Imposition of the 50% Penalty
The court examined whether the acquittal in the criminal case barred the imposition of a 50% penalty for fraud. The court found that the penalty was indeed a form of punishment for fraudulent tax evasion and thus was barred by the prior acquittal. The court relied on precedent from Coffey v. United States and United States v. La Franca, which distinguished between civil tax deficiencies and penalties considered punitive in nature. The court concluded that the imposition of the penalty was precluded by Mitchell’s acquittal, as the acquittal implied the absence of proven fraudulent intent required to justify such a penalty. Consequently, the court modified the Board of Tax Appeals' order by eliminating the penalty.

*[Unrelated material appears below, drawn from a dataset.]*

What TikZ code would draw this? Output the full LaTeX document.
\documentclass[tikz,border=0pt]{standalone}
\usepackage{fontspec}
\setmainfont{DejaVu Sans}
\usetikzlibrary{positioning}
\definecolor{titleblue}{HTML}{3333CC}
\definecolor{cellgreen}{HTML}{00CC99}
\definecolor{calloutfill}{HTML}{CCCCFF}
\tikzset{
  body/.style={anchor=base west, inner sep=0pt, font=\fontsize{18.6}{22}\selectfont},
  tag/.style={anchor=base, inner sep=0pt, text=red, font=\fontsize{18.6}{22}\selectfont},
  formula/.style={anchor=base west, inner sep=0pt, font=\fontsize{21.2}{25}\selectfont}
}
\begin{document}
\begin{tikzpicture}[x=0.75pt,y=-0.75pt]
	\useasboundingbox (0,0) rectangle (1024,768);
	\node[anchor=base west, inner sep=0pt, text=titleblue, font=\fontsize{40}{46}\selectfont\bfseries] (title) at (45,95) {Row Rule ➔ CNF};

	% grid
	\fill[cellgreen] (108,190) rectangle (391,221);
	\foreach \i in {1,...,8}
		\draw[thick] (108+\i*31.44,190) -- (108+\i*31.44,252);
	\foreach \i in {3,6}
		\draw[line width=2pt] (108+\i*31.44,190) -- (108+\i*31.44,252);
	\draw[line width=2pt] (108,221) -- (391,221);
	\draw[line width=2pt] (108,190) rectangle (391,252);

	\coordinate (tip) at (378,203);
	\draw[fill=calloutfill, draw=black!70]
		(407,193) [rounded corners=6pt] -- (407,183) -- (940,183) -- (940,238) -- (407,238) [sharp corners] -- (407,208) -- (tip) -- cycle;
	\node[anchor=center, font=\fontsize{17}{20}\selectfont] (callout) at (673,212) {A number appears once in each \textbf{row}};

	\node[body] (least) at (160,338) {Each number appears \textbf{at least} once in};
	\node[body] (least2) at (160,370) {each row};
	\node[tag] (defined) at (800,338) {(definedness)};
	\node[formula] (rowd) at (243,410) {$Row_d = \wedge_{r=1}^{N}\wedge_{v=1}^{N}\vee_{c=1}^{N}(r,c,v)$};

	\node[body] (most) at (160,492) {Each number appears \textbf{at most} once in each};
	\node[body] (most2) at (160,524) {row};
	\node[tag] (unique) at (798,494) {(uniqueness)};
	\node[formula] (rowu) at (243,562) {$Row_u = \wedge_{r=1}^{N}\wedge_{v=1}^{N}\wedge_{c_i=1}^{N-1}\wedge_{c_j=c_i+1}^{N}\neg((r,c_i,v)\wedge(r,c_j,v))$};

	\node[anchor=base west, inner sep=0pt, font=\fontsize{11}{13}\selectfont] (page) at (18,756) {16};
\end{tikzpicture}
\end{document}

Conclusion on the Court's Decision
The U.S. Court of Appeals for the Second Circuit ultimately modified and affirmed the Board of Tax Appeals' order. The court upheld the assessment of a tax deficiency based on the fraudulent nature of the stock sale and the omission of income from the management fund. However, it eliminated the 50% penalty due to the legal principle that an acquittal in a criminal case bars the imposition of penalties deemed punitive. The court's decision underscored the distinction between civil tax liability and criminal penalties, emphasizing that different standards of proof and legal principles apply in civil tax proceedings compared to criminal prosecutions.